EXERCISE OBJECTIVE: Extract every line that contains the string "matplotlib".

GIVEN INFORMATION:

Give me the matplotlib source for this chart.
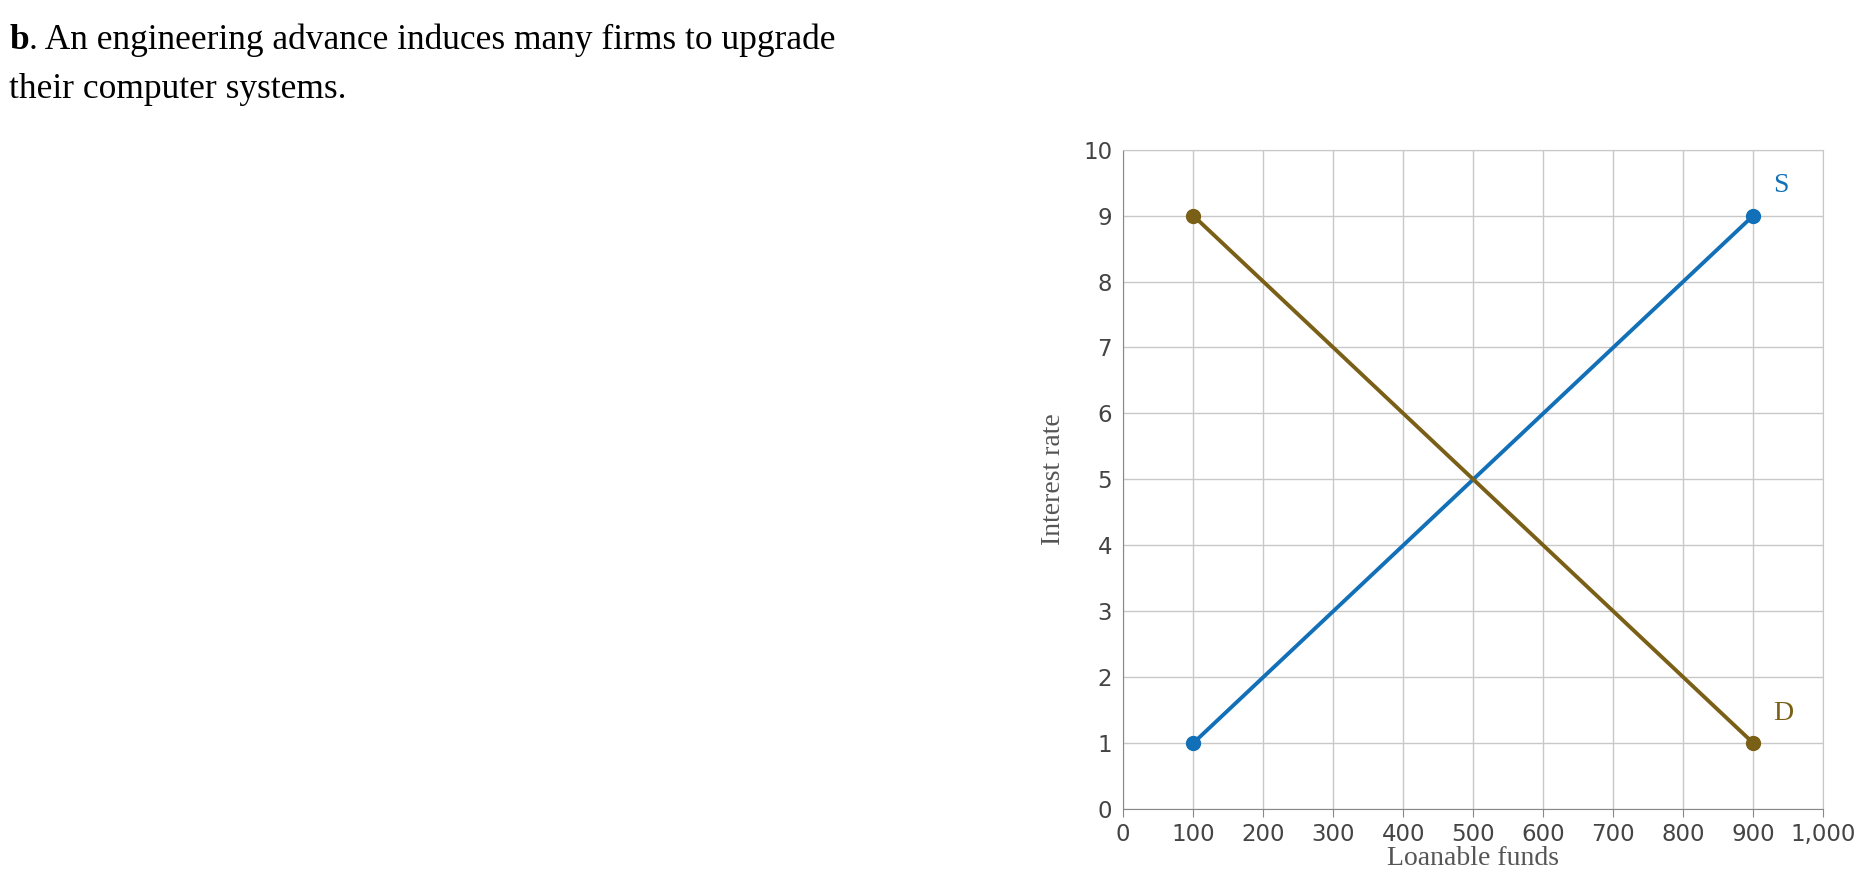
import matplotlib
matplotlib.use("Agg")
import matplotlib.pyplot as plt

supply_x = [100, 900]
supply_y = [1, 9]
demand_x = [100, 900]
demand_y = [9, 1]
xticks = list(range(0, 1001, 100))
xticklabels = ["0", "100", "200", "300", "400", "500", "600", "700", "800", "900", "1,000"]
yticks = list(range(0, 11))

blue = "#1170b8"
brown = "#7a5f17"

fig = plt.figure(figsize=(18.72, 8.96), dpi=100)
t = fig.text(0.005, 0.955, "b", fontsize=25.5, family="Liberation Serif", weight="bold", va="center")
fig.canvas.draw()
bb = t.get_window_extent()
fig.text(bb.x1 / fig.bbox.width, 0.955, ". An engineering advance induces many firms to upgrade",
         fontsize=25.5, family="Liberation Serif", va="center")
fig.text(0.005, 0.9, "their computer systems.", fontsize=25.5, family="Liberation Serif", va="center")

ax = fig.add_axes([0.600, 0.097, 0.374, 0.736])
ax.set_xlim(0, 1000)
ax.set_ylim(0, 10)
ax.set_xticks(xticks)
ax.set_xticklabels(xticklabels)
ax.set_yticks(yticks)
ax.grid(True, color="#c8c8c8", linewidth=1)
ax.set_axisbelow(True)
for s in ["top", "right"]:
    ax.spines[s].set_color("#c8c8c8")
for s in ["left", "bottom"]:
    ax.spines[s].set_color("#888888")
ax.tick_params(labelsize=16.5, length=0, pad=8)
ax.tick_params(axis="x", length=6, color="#888888", pad=4)
for lab in ax.get_xticklabels() + ax.get_yticklabels():
    lab.set_color("#444444")

ax.plot(supply_x, supply_y, color=blue, lw=2.8, marker="o", ms=10, clip_on=False)
ax.plot(demand_x, demand_y, color=brown, lw=2.8, marker="o", ms=10, clip_on=False)
ax.text(940, 9.45, "S", color=blue, fontsize=20, family="Liberation Serif", ha="center", va="center")
ax.text(943, 1.45, "D", color=brown, fontsize=20, family="Liberation Serif", ha="center", va="center")

ax.set_xlabel("Loanable funds", fontsize=20, family="Liberation Serif", color="#555555", labelpad=0)
ax.set_ylabel("Interest rate", fontsize=20, family="Liberation Serif", color="#555555", labelpad=12)

fig.savefig("out.png", dpi=100)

OUTPUT OF THE TASK:
Give me the matplotlib source for this chart.
import matplotlib
matplotlib.use("Agg")
import matplotlib.pyplot as plt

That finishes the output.